Photoacoustic Ultrasound Can Non-Invasively Detect Kidney Fibrosis

Session Information

Category: Diabetic Kidney Disease

  • 601 Diabetic Kidney Disease: Basic

Authors

  • He, Xiaolin, St. Michael''s Hospital, Toronto, Ontario, Canada
  • Dong, Jiayin, Ryerson University, Toronto, Ontario, Canada
  • Berndl, Elizabeth S. L., Ryerson University, Toronto, Ontario, Canada
  • Zhang, Tianzhou, St. Michael''s Hospital, Toronto, Ontario, Canada
  • Kolios, Michael C., Ryerson University, Toronto, Ontario, Canada
  • Yuen, Darren A., St. Michael''s Hospital, Toronto, Ontario, Canada
Background

Fibrosis is a key manifestation and driver of chronic kidney injury. Despite its importance, the options for measuring fibrosis are limited. The only available test is a needle biopsy, a time-consuming, invasive procedure that at best samples < 1% of one kidney, leading to the potential for sampling bias.
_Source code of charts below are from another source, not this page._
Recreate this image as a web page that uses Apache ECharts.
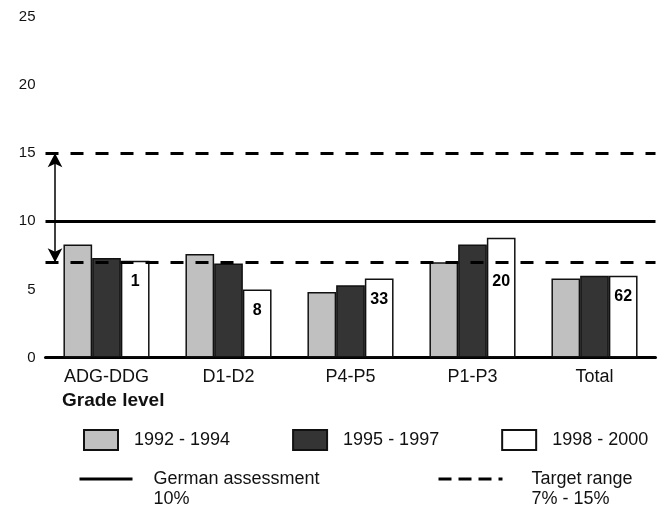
<!DOCTYPE html>
<html>
<head>
<meta charset="utf-8">
<script src="https://cdn.jsdelivr.net/npm/echarts@6/dist/echarts.min.js"></script>
<style>
  html, body { margin: 0; padding: 0; background: #fff; }
  #chart { width: 662px; height: 509px; }
</style>
</head>
<body>
<div id="chart"></div>
<script>
// Share of pupils per grade level, three survey periods
const gradeLevels = ['ADG-DDG', 'D1-D2', 'P4-P5', 'P1-P3', 'Total'];
const period1992 = [8.3, 7.6, 4.8, 7.0, 5.8];
const period1995 = [7.3, 6.9, 5.3, 8.3, 6.0];
const period1998 = [7.1, 5.0, 5.8, 8.8, 6.0];
// number of cases printed inside the 1998 - 2000 bars
const sampleSizes = [1, 8, 33, 20, 62];
// reference levels
const germanAssessment = 10;
const targetRange = [7, 15];
// value axis ticks
const yTicks = [0, 5, 10, 15, 20, 25];

const FONT = '"Liberation Sans", Arial, Helvetica, sans-serif';
const INK = '#111';
const NO_DOT = { color: 'rgba(0,0,0,0)', borderWidth: 0 };

const chart = echarts.init(document.getElementById('chart'), null, { renderer: 'canvas' });

const barBase = {
  type: 'bar',
  barWidth: 28.7,
  barGap: '0%',
  silent: true,
  animation: false
};

// legend text for the reference lines: an empty first line keeps the
// caption's first row level with the line sample
const lineKeyText = (caption, detail) => '\n' + caption + '\n' + detail;

const option = {
  animation: false,
  backgroundColor: '#fff',
  textStyle: { fontFamily: FONT },
  title: {
    text: 'Grade level',
    left: 62,
    top: 391,
    padding: 0,
    textStyle: { fontFamily: FONT, fontSize: 19, fontWeight: 'bold', color: INK }
  },
  grid: { left: 45.5, width: 610, top: 17, height: 340.5, containLabel: false },
  xAxis: [
    {
      type: 'category',
      data: gradeLevels,
      axisLine: { lineStyle: { color: '#000', width: 3 } },
      axisTick: { show: false },
      axisLabel: { fontFamily: FONT, fontSize: 18, color: INK, margin: 11 }
    },
    // hidden linear axis used to place the range arrow
    { type: 'value', min: 0, max: 5, show: false }
  ],
  yAxis: {
    type: 'value',
    min: yTicks[0],
    max: yTicks[yTicks.length - 1],
    interval: yTicks[1] - yTicks[0],
    axisLine: { show: false },
    axisTick: { show: false },
    splitLine: { show: false },
    axisLabel: { fontFamily: FONT, fontSize: 15, color: INK, margin: 10 }
  },
  legend: [
    {
      data: ['1992 - 1994', '1995 - 1997', '1998 - 2000'],
      icon: 'rect',
      left: 83,
      top: 429,
      padding: 0,
      itemWidth: 34,
      itemHeight: 20,
      itemGap: 62,
      selectedMode: false,
      textStyle: { fontFamily: FONT, fontSize: 18, color: INK, padding: [0, 0, 0, 11] }
    },
    {
      data: ['German assessment'],
      left: 78,
      top: 449,
      padding: 0,
      itemWidth: 53,
      itemHeight: 14,
      selectedMode: false,
      formatter: () => lineKeyText('German assessment', germanAssessment + '%'),
      lineStyle: { width: 3, color: '#000', type: 'solid' },
      itemStyle: NO_DOT,
      textStyle: { fontFamily: FONT, fontSize: 18, color: INK, lineHeight: 20, padding: [0, 0, 0, 16] }
    },
    {
      data: ['Target range'],
      left: 437,
      top: 449,
      padding: 0,
      itemWidth: 64,
      itemHeight: 14,
      selectedMode: false,
      formatter: () => lineKeyText('Target range', targetRange[0] + '% - ' + targetRange[1] + '%'),
      lineStyle: { width: 3, color: '#000', type: [13, 7] },
      itemStyle: NO_DOT,
      textStyle: { fontFamily: FONT, fontSize: 18, color: INK, lineHeight: 20, padding: [0, 0, 0, 24] }
    }
  ],
  series: [
    Object.assign({}, barBase, {
      name: '1992 - 1994',
      data: period1992,
      itemStyle: { color: '#c0c0c0', borderColor: '#111', borderWidth: 1.5 }
    }),
    Object.assign({}, barBase, {
      name: '1995 - 1997',
      data: period1995,
      itemStyle: { color: '#343434', borderColor: '#111', borderWidth: 1.5 }
    }),
    Object.assign({}, barBase, {
      name: '1998 - 2000',
      data: period1998.map((v, i) => ({
        value: v,
        label: { distance: gradeLevels[i] === 'P1-P3' ? 36 : 13 }
      })),
      itemStyle: { color: '#ffffff', borderColor: '#111', borderWidth: 1.5 },
      label: {
        show: true,
        position: 'insideTop',
        distance: 13,
        fontFamily: FONT,
        fontSize: 16,
        fontWeight: 'bold',
        color: '#000',
        formatter: (p) => String(sampleSizes[p.dataIndex])
      }
    }),
    {
      name: 'German assessment',
      type: 'line',
      xAxisIndex: 1,
      data: [],
      symbol: 'none',
      silent: true,
      itemStyle: NO_DOT,
      lineStyle: { color: '#000', width: 3 },
      markLine: {
        silent: true,
        animation: false,
        symbol: ['none', 'none'],
        label: { show: false },
        lineStyle: { color: '#000', width: 3, type: 'solid' },
        data: [{ yAxis: germanAssessment }]
      }
    },
    {
      name: 'Target range',
      type: 'line',
      xAxisIndex: 1,
      data: [],
      symbol: 'none',
      silent: true,
      itemStyle: NO_DOT,
      lineStyle: { color: '#000', width: 3, type: [13, 12] },
      markLine: {
        silent: true,
        animation: false,
        symbol: ['none', 'none'],
        label: { show: false },
        lineStyle: { color: '#000', width: 3, type: [13, 12] },
        data: [
          { yAxis: targetRange[1] },
          { yAxis: targetRange[0] },
          [
            { coord: [0.078, targetRange[1]], symbol: 'arrow', symbolSize: [11, 14],
              lineStyle: { type: 'solid', width: 1.5 } },
            { coord: [0.078, targetRange[0]], symbol: 'arrow', symbolSize: [11, 14] }
          ]
        ]
      }
    }
  ]
};

chart.setOption(option);
</script>
</body>
</html>
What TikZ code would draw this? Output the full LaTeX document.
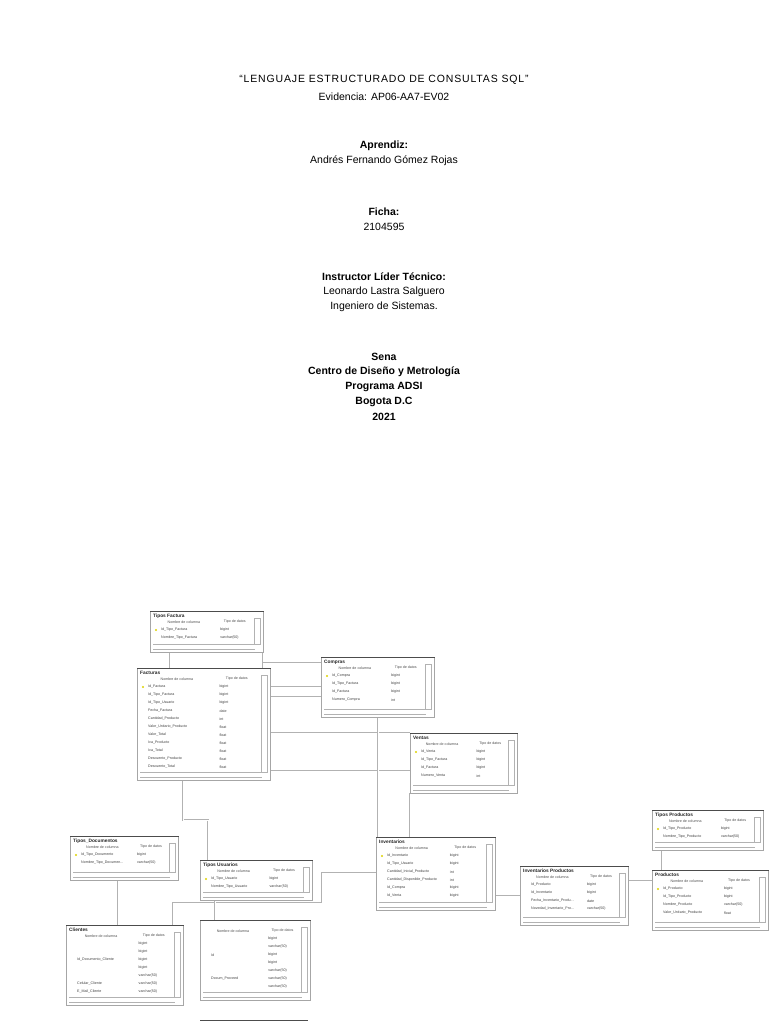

Unlike biopsy, ultrasound can quickly and non-invasively image the entire kidney. While historically limited to the imaging of gross abnormalities, the recent combination of laser technology with ultrasound (“photoacoustic (PA) ultrasound”) has dramatically expanded its capabilities. Based on the principle that each molecule has its own unique light absorption spectrum, PA ultrasound can be used to non-invasively image specific molecules. We have previously demonstrated that PA ultrasound can specifically detect extracellular matrix in a model of ischemia-reperfusion injury (doi: 10.1117/12.2291199). Our goal was to test whether PA ultrasound could detect milder degrees of fibrosis in a clinically relevant model of diabetic nephropathy.

Methods

Diabetes was induced in renin-overexpressing, hypertensive TTRhRen mice using a low dose STZ injection protocol (Ren-STZ mice, n=7). Ren-STZ mice develop hypertension, hyperglycemia, albuminuria, and renal fibrosis (Thibodeau et al, PLoS ONE 2014). Kidneys were imaged in vivo using a VevoLAZR system at 21 MHz by Photoacoustic (PA) spectral sweep from 680 to 970 nm at 0 and 20 wks post-STZ, and compared with wild-type littermates injected with citrate (WT-citrate, n=9). 20 wks post-injection, kidneys were assessed by picrosirius red (PSR) staining to quantify fibrosis.

Results

Ren-STZ mice developed hypertension (138±7vs. 98±5 mmHg) and hyperglycemia (28.0±2.6 vs. 9.7±0.3 mmol/L) compared to WT-citrate mice 20 wks post-STZ injection. As expected, Ren-STZ kidneys were more fibrotic than WT-citrate controls (PSR intensity: 5.4±0.1 vs. 2.8±0.1). Prior to STZ injection, the photoacoustic spectra of Ren-STZ and WT-citrate kidneys were similar. However, 20 wks post-STZ, Ren-STZ kidneys demonstrated significantly different photoacoustic spectra compared to their WT-citrate counterparts, in line with the fibrosis observed histologically.

Conclusion

Our data suggest that photoacoustic ultrasound may enable the non-invasive, whole organ imaging of kidney fibrosis.